Fixing these Problems


When an independent executor/executrix is appointed, Texas case law supports the position that we may proceed with a nonjudicial foreclosure of the property under the terms of the deed of trust, as long as several new notices are provided to the independent executor/executrix. If the executor/executrix was appointed within the past six months, we are required to wait until at least six full months have passed before proceeding with a foreclosure sale. This six-month period allows the executor/executrix to review the estate, find out whether monies are due the estate, and determine the debts that are owed by the estate. After the six-month period expires, the foreclosure sale may proceed.

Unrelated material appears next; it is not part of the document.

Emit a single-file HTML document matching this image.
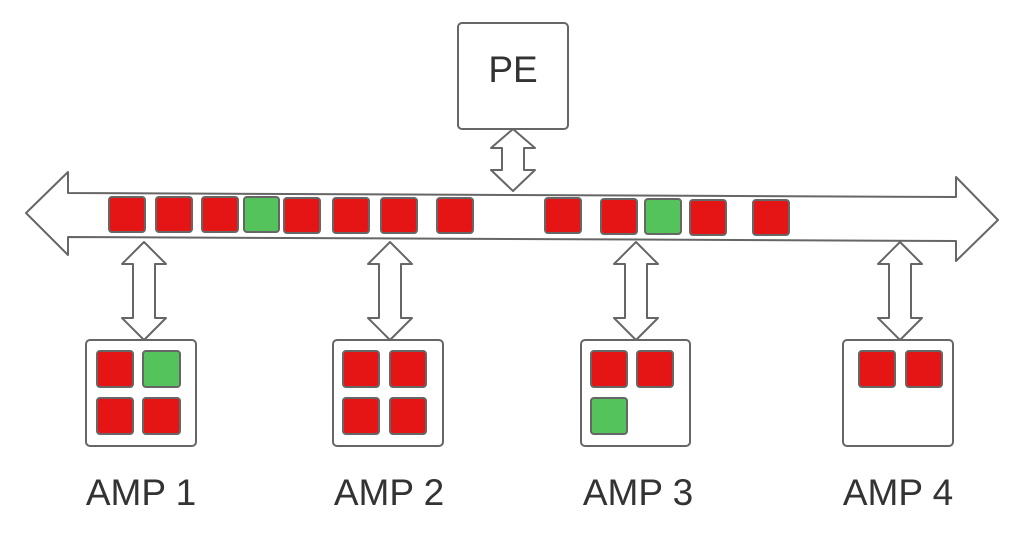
<!DOCTYPE html>
<html><head><meta charset="utf-8"><style>
html,body{margin:0;padding:0;background:#fff;}
svg{display:block;}
text{font-family:"Liberation Sans",sans-serif;fill:#333;}
</style></head><body>
<svg width="1024" height="545" viewBox="0 0 1024 545" xmlns="http://www.w3.org/2000/svg">
<defs>
<g id="va">
<path d="M0,0 L22,22 L11,22 L11,76 L22,76 L0,98 L-22,76 L-11,76 L-11,22 L-22,22 Z" fill="#fff" stroke="#666" stroke-width="2" stroke-linejoin="round"/>
</g>
</defs>
<!-- bus -->
<path d="M26,213 L68,172 L68,193 L956,197 L956,177 L998,220 L956,261 L956,241 L68,237 L68,255 Z" fill="#fff" stroke="#666" stroke-width="2" stroke-linejoin="round"/>
<g stroke="#666" stroke-width="2">
<rect x="109" y="197" width="36" height="35" rx="3" fill="#e51515"/>
<rect x="156" y="197" width="36" height="35" rx="3" fill="#e51515"/>
<rect x="202" y="197" width="36" height="35" rx="3" fill="#e51515"/>
<rect x="244" y="197" width="35" height="35" rx="3" fill="#54c35c"/>
<rect x="284" y="198" width="36" height="35" rx="3" fill="#e51515"/>
<rect x="333" y="198" width="36" height="35" rx="3" fill="#e51515"/>
<rect x="381" y="198" width="36" height="35" rx="3" fill="#e51515"/>
<rect x="437" y="198" width="36" height="35" rx="3" fill="#e51515"/>
<rect x="545" y="198" width="36" height="35" rx="3" fill="#e51515"/>
<rect x="601" y="199" width="36" height="35" rx="3" fill="#e51515"/>
<rect x="645" y="199" width="36" height="35" rx="3" fill="#54c35c"/>
<rect x="690" y="200" width="36" height="35" rx="3" fill="#e51515"/>
<rect x="753" y="200" width="36" height="35" rx="3" fill="#e51515"/>
</g>
<!-- PE -->
<rect x="458" y="23" width="110" height="106" rx="4" fill="#fff" stroke="#666" stroke-width="2"/>
<text x="513" y="82" font-size="37" text-anchor="middle">PE</text>
<path d="M513,129 L535,148 L524,148 L524,170 L535,170 L513,191 L491,170 L502,170 L502,148 L491,148 Z" fill="#fff" stroke="#666" stroke-width="2" stroke-linejoin="round"/>
<!-- vertical arrows -->
<use href="#va" x="144" y="242"/>
<use href="#va" x="390" y="242"/>
<use href="#va" x="636" y="242"/>
<use href="#va" x="900" y="242"/>
<!-- AMP boxes -->
<g stroke="#666" stroke-width="2">
<rect x="86" y="340" width="110" height="106" rx="4" fill="#fff"/>
<rect x="333" y="340" width="110" height="106" rx="4" fill="#fff"/>
<rect x="581" y="340" width="109" height="106" rx="4" fill="#fff"/>
<rect x="843" y="340" width="110" height="106" rx="4" fill="#fff"/>
<rect x="97" y="351" width="36" height="36" rx="3" fill="#e51515"/>
<rect x="143" y="351" width="37" height="36" rx="3" fill="#54c35c"/>
<rect x="97" y="398" width="36" height="36" rx="3" fill="#e51515"/>
<rect x="143" y="398" width="37" height="36" rx="3" fill="#e51515"/>
<rect x="343" y="351" width="36" height="36" rx="3" fill="#e51515"/>
<rect x="390" y="351" width="36" height="36" rx="3" fill="#e51515"/>
<rect x="343" y="398" width="36" height="36" rx="3" fill="#e51515"/>
<rect x="390" y="398" width="36" height="36" rx="3" fill="#e51515"/>
<rect x="591" y="351" width="36" height="36" rx="3" fill="#e51515"/>
<rect x="637" y="351" width="36" height="36" rx="3" fill="#e51515"/>
<rect x="591" y="398" width="36" height="36" rx="3" fill="#54c35c"/>
<rect x="859" y="351" width="36" height="36" rx="3" fill="#e51515"/>
<rect x="906" y="351" width="36" height="36" rx="3" fill="#e51515"/>
</g>
<g font-size="37" text-anchor="middle">
<text x="141" y="505">AMP 1</text>
<text x="389" y="505">AMP 2</text>
<text x="638" y="505">AMP 3</text>
<text x="898" y="505">AMP 4</text>
</g>
</svg>
</body></html>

When the court appoints a dependent administrator, a claim must be filed with the administrator asking for approval of the claim as a preferred debt and lien against the property only. In this situation, only the property is looked to for satisfaction of the lien and, therefore, will have priority over all other claims relating to the property. Once the claim is accepted, either by the administrator filing a memorandum of allowance with the court or by a lawsuit filed against the administrator to validate the claim, application to the court may be made to allow proceeding with a foreclosure sale in accordance with the terms of the deed of trust. This process can take several months to a year to complete, depending on the size of the estate and whether there is equity in the property that the estate is trying to recapture by selling the property on its own.     


Finally, if there is not a probate proceeding pending, it falls upon the attorneys to locate the heirs at law who took title to the property at the time of the borrower’s death and obtain a court order declaring that a foreclosure sale may proceed. This author’s firm searches the Internet and makes phone calls to possible relatives and former neighbors of the deceased borrower to inquire about who the heirs at law might be and where they can be found. These heirs at law are contacted via a special demand letter informing them of who we are and what we plan on doing to foreclose on the property. As discussed earlier, while these heirs at law are not liable for the debt, Texas law states that they do not get title to the property free and clear of the lien. If the heirs do not respond to the demand letter, a lawsuit is filed against them and, sometimes, against defendants named “the unknown heirs at law of John Doe.” This is to ensure that everyone who might have a title interest in the property is brought into the lawsuit.


Once all of the defendants are served (some personally by a sheriff and some by publishing the citation in the local newspaper) and an attorney has been appointed by the court to represent those served by publication, a final prove up hearing is held in which the court is asked to declare that the defendants are the only heirs at law of the deceased borrower. We also ask the court for an order allowing us to proceed with foreclosure of the property pursuant to the terms of the deed of trust. This process can take at least nine months and sometimes as long as fifteen months to complete and basically turns Texas’s nonjudicial foreclosure into a full-blown judicial foreclosure proceeding that can be the longest from referral to foreclosure in the nation.


Things to Remember


When a borrower dies in Texas, the foreclosure process can come to a halt until it is determined who has been appointed by the court to take on the legal rights and responsibilities of the borrower, or who took title to the property upon the borrower’s death. Then it must be decided if new sets of demands are needed, a claim needs to be filed, or a lawsuit against the heirs at law is necessary. Most importantly, the borrower’s death changes Texas into a judicial foreclosure state, and the time from referral of a loan to foreclosure of that loan needs to change accordingly.